| RECORDED INFORMATION |
____

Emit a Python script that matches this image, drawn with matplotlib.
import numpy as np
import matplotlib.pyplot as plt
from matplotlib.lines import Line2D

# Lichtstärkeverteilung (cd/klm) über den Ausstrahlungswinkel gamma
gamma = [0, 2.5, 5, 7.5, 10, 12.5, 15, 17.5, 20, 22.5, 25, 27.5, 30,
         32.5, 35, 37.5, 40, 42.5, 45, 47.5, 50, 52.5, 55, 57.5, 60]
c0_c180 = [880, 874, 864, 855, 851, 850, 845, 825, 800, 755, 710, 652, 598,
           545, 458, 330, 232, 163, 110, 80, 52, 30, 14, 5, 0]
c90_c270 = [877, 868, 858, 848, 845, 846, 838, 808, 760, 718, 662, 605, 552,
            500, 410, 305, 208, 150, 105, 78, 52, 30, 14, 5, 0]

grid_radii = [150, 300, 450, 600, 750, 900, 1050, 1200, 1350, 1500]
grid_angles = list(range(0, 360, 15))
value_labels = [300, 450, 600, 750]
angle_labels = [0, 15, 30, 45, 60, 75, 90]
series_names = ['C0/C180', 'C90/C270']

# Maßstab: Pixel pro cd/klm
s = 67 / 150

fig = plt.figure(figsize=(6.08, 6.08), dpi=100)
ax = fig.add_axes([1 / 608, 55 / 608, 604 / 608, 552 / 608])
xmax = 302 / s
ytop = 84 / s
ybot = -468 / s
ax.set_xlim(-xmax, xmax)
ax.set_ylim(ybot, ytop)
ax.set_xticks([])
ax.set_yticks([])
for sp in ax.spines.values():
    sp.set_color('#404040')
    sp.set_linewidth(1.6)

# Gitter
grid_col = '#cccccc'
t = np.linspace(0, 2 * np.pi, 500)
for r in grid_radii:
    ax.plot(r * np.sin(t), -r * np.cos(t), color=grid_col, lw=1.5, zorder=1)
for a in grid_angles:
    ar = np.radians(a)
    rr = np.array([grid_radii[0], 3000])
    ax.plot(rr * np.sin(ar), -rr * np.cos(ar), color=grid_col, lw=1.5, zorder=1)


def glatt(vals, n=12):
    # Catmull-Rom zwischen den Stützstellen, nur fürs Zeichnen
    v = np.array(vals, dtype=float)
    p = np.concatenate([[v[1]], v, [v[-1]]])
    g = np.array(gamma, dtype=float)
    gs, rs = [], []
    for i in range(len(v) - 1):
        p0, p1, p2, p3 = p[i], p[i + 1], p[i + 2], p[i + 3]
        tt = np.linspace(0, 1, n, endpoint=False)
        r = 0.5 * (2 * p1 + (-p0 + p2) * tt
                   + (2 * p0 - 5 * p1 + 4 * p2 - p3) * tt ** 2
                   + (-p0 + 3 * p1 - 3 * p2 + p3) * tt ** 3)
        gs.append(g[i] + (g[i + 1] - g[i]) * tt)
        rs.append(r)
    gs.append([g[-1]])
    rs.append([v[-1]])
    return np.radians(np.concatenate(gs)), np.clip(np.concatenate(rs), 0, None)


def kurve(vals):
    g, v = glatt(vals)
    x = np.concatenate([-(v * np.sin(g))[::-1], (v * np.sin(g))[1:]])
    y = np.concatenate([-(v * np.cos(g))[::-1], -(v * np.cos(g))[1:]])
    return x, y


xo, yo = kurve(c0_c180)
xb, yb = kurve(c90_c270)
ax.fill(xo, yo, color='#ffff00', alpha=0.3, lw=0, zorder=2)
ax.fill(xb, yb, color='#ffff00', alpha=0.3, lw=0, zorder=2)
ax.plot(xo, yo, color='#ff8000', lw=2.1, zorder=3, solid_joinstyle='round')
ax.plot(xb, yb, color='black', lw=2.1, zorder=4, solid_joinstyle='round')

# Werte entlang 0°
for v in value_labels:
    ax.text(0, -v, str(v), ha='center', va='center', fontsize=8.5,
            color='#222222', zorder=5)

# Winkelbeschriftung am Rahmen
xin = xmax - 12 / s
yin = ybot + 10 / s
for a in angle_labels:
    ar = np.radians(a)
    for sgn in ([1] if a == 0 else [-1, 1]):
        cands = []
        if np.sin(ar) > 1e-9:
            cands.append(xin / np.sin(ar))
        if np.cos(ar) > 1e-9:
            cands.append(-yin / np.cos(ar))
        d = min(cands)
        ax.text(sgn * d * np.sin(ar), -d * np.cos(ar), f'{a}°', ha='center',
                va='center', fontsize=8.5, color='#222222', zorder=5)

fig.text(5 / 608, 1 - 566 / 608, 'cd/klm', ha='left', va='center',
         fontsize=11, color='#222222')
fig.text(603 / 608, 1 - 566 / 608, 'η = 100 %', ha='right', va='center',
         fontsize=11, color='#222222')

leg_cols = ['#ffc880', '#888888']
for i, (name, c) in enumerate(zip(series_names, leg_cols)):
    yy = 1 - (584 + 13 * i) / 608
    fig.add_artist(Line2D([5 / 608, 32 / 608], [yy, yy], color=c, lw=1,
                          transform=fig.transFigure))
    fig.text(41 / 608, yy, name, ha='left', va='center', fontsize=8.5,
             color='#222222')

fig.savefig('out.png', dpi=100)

____

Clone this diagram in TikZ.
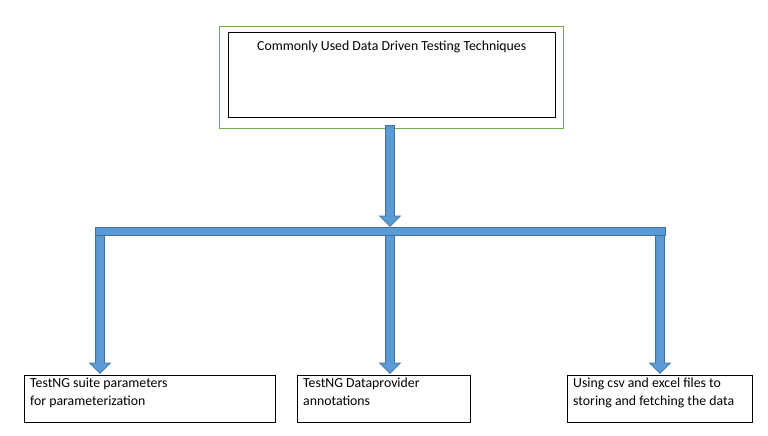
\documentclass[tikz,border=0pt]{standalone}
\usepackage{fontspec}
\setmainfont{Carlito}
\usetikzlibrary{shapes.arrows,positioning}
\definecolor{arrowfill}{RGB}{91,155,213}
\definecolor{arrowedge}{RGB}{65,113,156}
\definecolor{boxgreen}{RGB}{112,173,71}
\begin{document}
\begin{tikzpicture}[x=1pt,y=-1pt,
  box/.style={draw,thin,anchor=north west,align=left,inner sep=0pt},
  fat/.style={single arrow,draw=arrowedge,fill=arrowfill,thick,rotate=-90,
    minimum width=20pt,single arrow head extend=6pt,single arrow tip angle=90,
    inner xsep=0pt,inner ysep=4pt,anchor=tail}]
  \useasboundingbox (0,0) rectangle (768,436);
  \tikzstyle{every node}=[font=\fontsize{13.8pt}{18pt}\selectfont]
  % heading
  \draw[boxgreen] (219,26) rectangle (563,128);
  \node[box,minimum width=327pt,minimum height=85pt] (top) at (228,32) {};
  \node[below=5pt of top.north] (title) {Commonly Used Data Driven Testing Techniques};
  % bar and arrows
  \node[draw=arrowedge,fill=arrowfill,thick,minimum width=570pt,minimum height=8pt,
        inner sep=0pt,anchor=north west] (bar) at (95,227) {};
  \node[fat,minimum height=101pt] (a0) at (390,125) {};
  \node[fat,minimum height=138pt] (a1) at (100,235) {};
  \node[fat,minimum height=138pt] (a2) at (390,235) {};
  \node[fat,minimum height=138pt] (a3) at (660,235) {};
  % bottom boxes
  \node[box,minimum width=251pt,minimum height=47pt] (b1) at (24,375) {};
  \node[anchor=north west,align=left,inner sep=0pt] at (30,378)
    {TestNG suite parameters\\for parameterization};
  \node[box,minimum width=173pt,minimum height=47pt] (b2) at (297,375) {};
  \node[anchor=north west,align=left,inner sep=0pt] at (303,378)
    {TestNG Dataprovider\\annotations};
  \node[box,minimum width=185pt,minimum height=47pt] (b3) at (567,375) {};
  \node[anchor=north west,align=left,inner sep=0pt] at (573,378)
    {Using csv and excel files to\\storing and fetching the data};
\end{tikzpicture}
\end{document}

____

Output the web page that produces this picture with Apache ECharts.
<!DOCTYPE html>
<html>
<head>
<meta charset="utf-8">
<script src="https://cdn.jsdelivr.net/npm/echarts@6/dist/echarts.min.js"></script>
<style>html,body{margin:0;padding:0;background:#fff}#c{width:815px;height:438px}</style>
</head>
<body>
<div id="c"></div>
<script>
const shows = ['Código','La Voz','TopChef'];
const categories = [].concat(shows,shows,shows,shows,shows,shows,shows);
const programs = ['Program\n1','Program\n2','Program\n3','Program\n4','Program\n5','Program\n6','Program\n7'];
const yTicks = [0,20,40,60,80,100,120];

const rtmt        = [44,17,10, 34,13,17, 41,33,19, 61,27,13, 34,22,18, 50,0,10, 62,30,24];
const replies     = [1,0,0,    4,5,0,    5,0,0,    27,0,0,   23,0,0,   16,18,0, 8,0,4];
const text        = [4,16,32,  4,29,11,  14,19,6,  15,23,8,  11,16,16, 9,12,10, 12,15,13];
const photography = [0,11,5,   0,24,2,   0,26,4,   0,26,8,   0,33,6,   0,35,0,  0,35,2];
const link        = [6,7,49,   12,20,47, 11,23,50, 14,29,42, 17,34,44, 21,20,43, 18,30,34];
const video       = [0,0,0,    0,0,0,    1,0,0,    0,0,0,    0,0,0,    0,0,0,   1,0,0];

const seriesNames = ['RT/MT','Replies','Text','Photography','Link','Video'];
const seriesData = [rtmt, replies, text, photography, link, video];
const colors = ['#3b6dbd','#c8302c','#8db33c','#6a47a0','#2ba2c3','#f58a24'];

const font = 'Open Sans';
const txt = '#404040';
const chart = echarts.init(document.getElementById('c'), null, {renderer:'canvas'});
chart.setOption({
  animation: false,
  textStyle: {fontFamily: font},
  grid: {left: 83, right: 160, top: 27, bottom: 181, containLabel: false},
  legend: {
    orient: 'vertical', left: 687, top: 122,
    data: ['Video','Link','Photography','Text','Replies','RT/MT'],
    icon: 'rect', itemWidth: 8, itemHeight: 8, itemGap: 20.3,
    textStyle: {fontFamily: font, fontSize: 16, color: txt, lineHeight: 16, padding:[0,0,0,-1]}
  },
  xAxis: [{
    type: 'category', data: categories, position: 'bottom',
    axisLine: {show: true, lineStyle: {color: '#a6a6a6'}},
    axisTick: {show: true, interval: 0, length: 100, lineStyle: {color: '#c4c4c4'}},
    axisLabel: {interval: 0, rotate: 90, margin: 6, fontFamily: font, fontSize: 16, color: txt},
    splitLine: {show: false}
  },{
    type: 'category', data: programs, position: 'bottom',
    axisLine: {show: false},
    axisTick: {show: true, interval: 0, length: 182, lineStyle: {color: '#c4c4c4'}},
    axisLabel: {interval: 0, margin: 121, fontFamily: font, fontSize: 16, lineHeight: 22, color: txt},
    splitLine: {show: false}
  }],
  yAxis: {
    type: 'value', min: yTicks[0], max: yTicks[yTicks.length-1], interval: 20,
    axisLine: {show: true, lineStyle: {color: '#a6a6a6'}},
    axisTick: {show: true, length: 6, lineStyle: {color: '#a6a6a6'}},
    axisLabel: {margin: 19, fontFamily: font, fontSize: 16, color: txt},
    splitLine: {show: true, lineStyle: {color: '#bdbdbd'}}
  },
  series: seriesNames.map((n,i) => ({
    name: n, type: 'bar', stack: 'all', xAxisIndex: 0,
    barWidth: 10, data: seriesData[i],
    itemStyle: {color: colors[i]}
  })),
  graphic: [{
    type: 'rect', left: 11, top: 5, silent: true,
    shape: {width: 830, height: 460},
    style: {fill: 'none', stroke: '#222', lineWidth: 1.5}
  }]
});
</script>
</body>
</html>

____

Where a line above holds the string "with", show that line.

| TASK RESULT |
Emit a Python script that matches this image, drawn with matplotlib.
Output the web page that produces this picture with Apache ECharts.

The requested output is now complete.